Written by A. C. Howard.  Pages 43-45.

      Once upon a time prior to Highway 10A and Flint Creek Hill, a Red Bridge spanned Philipsburg Bay at the west end of Georgetown Lake just a few hundred yards above the dam that’s there today.  Teamsters and their lumbering wagons crossed the Red Bridge and followed a primitive road down the steep hill on the south side of the canyon to Philipsburg and to Bi-Metallic’s power plant if freighting from Anaconda.  Flint Creek Hill as we now know it was just a surveyor’s dream.  A narrow dam at the head of the lake held the sprawling water overflow and a spillway channeled it into a round wooden flume about 5 feet in diameter and built of heavy cedar staves encircled by iron banding.  The flume is still in operation.  The original dam was just wide enough to accommodate a horse and rider. 

     The Red Bridge was razed in 1935 when the present wide dam and roadway over it was completed by the Montana Power Company.  Senior citizen anglers remember the lines of fishermen casting from the bridge railings for trout.  This was before power boats and skiers churned the waters.

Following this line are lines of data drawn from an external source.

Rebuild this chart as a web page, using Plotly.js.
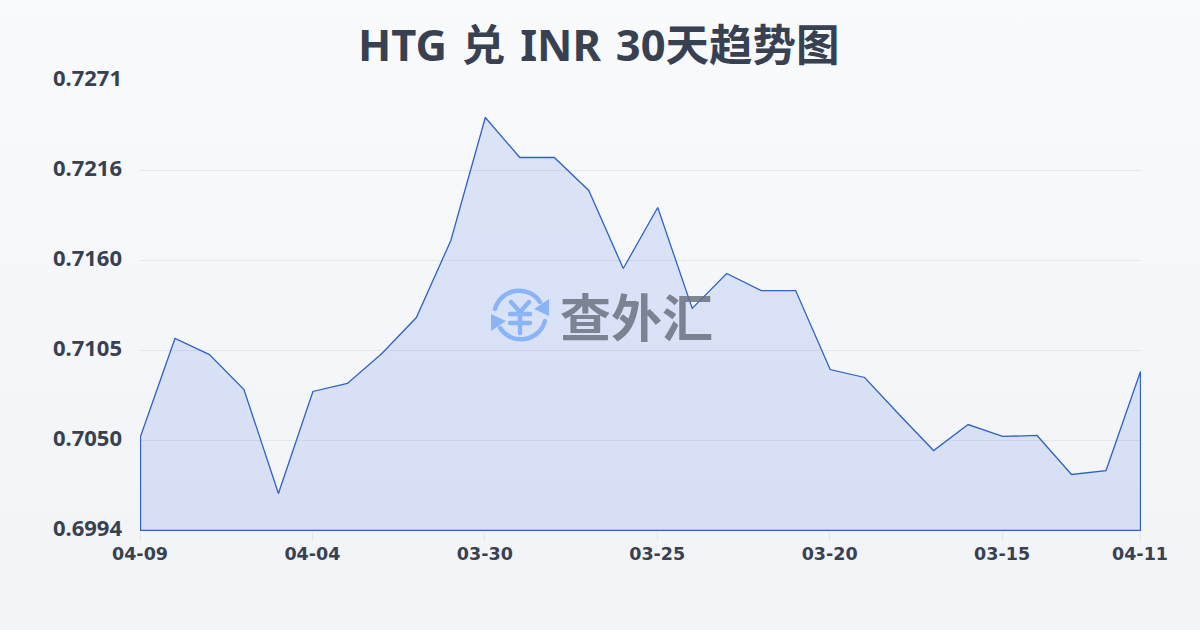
<!DOCTYPE html>
<html>
<head>
<meta charset="utf-8">
<script src="https://cdn.plot.ly/plotly-3.0.1.min.js"></script>
<style>
html,body{margin:0;padding:0;width:1200px;height:630px;overflow:hidden;background:linear-gradient(180deg,#f8fafc 0%,#f1f3f6 100%);}
#chart{width:1200px;height:630px;}
.gtitle{word-spacing:3.5px;}
.scatterlayer{transform:translate(0.5px,0.5px);}
</style>
</head>
<body>
<div id="chart"></div>
<script>
const titleText = 'HTG 兑 INR 30天趋势图';
const watermarkText = '查外汇';
const rates = [0.70519,0.71122,0.71023,0.70808,0.70168,0.70796,0.70845,0.71030,0.71251,0.71725,
  0.72482,0.72236,0.72236,0.72033,0.71553,0.71928,0.71307,0.71522,0.71417,0.71417,
  0.70931,0.70882,0.70654,0.70432,0.70592,0.70519,0.70525,0.70285,0.70309,0.70919];
const days = rates.map((_, i) => i);
const xTickVals = [0,5,10,15,20,25,29];
const xTickText = ['04-09','04-04','03-30','03-25','03-20','03-15','04-11'];
const yTickVals = [0.6994,0.70494,0.71048,0.71602,0.72156,0.7271];
const yTickText = ['0.6994','0.7050','0.7105','0.7160','0.7216','0.7271'];
const yMin = 0.6994, yMax = 0.7271;

const iconSvg = `<svg xmlns="http://www.w3.org/2000/svg" viewBox="0 0 60 60">
<g fill="none" stroke="#8ab4f8" stroke-width="4.4" stroke-linecap="round">
<path d="M5 24 A25 25 0 0 1 50 17"/>
<path d="M55 36 A25 25 0 0 1 10 43"/>
<path d="M21 17 L30 27 L39 17 M20 29 H40 M20 38 H40 M30 27 V48" stroke-width="4.4"/>
</g>
<path d="M59 14 L59 31 L44 24 Z" fill="#8ab4f8"/>
<path d="M1 46 L1 29 L16 36 Z" fill="#8ab4f8"/>
</svg>`;

const trace = {
  x: days.concat([days[days.length-1], days[0], days[0]]),
  y: rates.concat([yMin, yMin, rates[0]]),
  type: 'scatter',
  mode: 'lines',
  fill: 'toself',
  cliponaxis: false,
  fillcolor: 'rgba(59,110,225,0.15)',
  line: {color: '#2f62c4', width: 1.3, shape: 'linear', simplify: false},
  hoverinfo: 'skip',
  showlegend: false
};

const fontBold = '"Noto Sans","Noto Sans CJK SC",sans-serif';
const layout = {
  width: 1200, height: 630,
  paper_bgcolor: 'rgba(0,0,0,0)',
  plot_bgcolor: 'rgba(0,0,0,0)',
  margin: {l:140, r:59, t:80, b:99, pad:0},
  title: {
    text: '<b>'+titleText+'</b>',
    font: {family: fontBold, size: 43.5, color:'#374151'},
    x: 0.499, xanchor:'center', y: 0.928, yanchor:'middle'
  },
  xaxis: {
    range:[0,29.029], tickmode:'array', tickvals:xTickVals, ticktext:xTickText.map(t=>'<b>'+t+'</b>'),
    showgrid:false, zeroline:false, showline:false,
    ticks:'outside', ticklen:9, tickcolor:'#e5e7eb', tickwidth:1, ticklabelstandoff:-2,
    tickfont:{family:'"DejaVu Sans",sans-serif',size:17.5,color:'#374151'}, tickangle:0
  },
  yaxis: {
    range:[yMin-0.0000616,yMax], tickmode:'array', tickvals:yTickVals, ticktext:yTickText.map(t=>'<b>'+t+'</b>'),
    showgrid:true, gridcolor:'#e5e7eb', gridwidth:1, zeroline:false, showline:false,
    ticks:'', ticklabelstandoff:17, ticklabelshift:-2,
    tickfont:{family:fontBold,size:22,color:'#374151'}
  },
  images: [{
    source:'data:image/svg+xml;utf8,'+encodeURIComponent(iconSvg),
    xref:'paper', yref:'paper', x:(490-140)/1001, y:(531-285)/451,
    sizex:60/1001, sizey:60/451, xanchor:'left', yanchor:'top', layer:'above', sizing:'stretch'
  }],
  annotations: [{
    text:'<b>'+watermarkText+'</b>', xref:'paper', yref:'paper',
    x:(636-140)/1001, y:(531-315)/451, xanchor:'center', yanchor:'middle', showarrow:false,
    font:{family:'"Noto Sans CJK SC",sans-serif', size:51, color:'rgba(107,114,128,0.85)'}
  }]
};
Plotly.newPlot('chart',[trace],layout,{displayModeBar:false,staticPlot:true});
</script>
</body>
</html>
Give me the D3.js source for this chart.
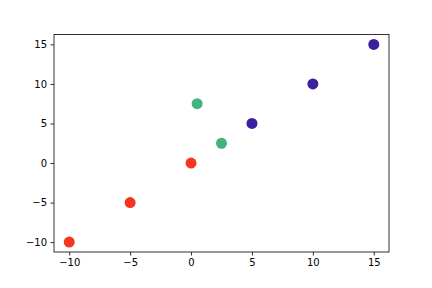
<!DOCTYPE html>
<html><head><meta charset="utf-8">
<script src="https://cdn.jsdelivr.net/npm/d3@7"></script>
<style>body{margin:0;background:#fff}</style>
</head><body>
<svg id="c" width="432" height="288"></svg>
<script>
const groups = ["red", "green", "purple"];
const xValues = [-10, -5, 0, 0.5, 2.5, 5, 10, 15];
const yValues = [-10, -5, 0, 7.5, 2.5, 5, 10, 15];
const groupOf = ["red", "red", "red", "green", "green", "purple", "purple", "purple"];
const colors = ["#f4361f", "#43b27f", "#3a1f9f"];
const xTicks = [-10, -5, 0, 5, 10, 15];
const yTicks = [-10, -5, 0, 5, 10, 15];

const svg = d3.select("#c");
const L = 54, R = 389, T = 34.5, B = 252;
const x = d3.scaleLinear().domain([-11.25, 16.25]).range([L, R]);
const y = d3.scaleLinear().domain([-11.25, 16.25]).range([B, T]);
const color = d3.scaleOrdinal().domain(groups).range(colors);
const fmt = d => d < 0 ? "\u2212" + Math.abs(d) : String(d);

const font = "'DejaVu Sans', sans-serif";
const gx = svg.append("g").attr("transform", `translate(0,${B})`)
  .call(d3.axisBottom(x).tickValues(xTicks).tickFormat(fmt).tickSize(3.5).tickPadding(3.5));
const gy = svg.append("g").attr("transform", `translate(${L},0)`)
  .call(d3.axisLeft(y).tickValues(yTicks).tickFormat(fmt).tickSize(3.5).tickPadding(3.5));
[gx, gy].forEach(g => {
  g.select(".domain").remove();
  g.selectAll("line").attr("stroke", "#000").attr("stroke-width", 0.8);
  g.selectAll("text").attr("fill", "#000").style("font-family", font).style("font-size", "10px");
});

svg.append("g").selectAll("circle").data(xValues).join("circle")
  .attr("cx", (d, i) => x(d))
  .attr("cy", (d, i) => y(yValues[i]))
  .attr("r", 5.5)
  .attr("fill", (d, i) => color(groupOf[i]));

svg.append("rect").attr("x", L).attr("y", T).attr("width", R - L).attr("height", B - T)
  .attr("fill", "none").attr("stroke", "#000").attr("stroke-width", 0.8);
</script>
</body></html>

     The flume is the actual headwaters of Flint Creek and was constructed by the Bi-Metallic Mining Company which mined the silver, gold and lead ores from the old Granite and Rumsey mines.  It is built over trestles and through rock hewn tunnels in order to maintain its meandering down grade flow and empties into a 200,000 gallon concrete surge tank high over the power house below.

     Through an opening in the top of the surge tank atop the hill a few daring explorers who had overcome their temerity enough to offset an acrophobia complex claim they have seen several huge trout gliding slowly in the shadowed and eerie darkness of the tank in lazy aquatic solitude.  A screen at the outlet keeps them in hopeless eternal captivity.  An iron runged ladder that ran up the side of the tank has been removed to discourage the curious from dangers of climbing to the top of the giddy sky perch.  The flume and the tank are visible from view points along Flint Creek Hill.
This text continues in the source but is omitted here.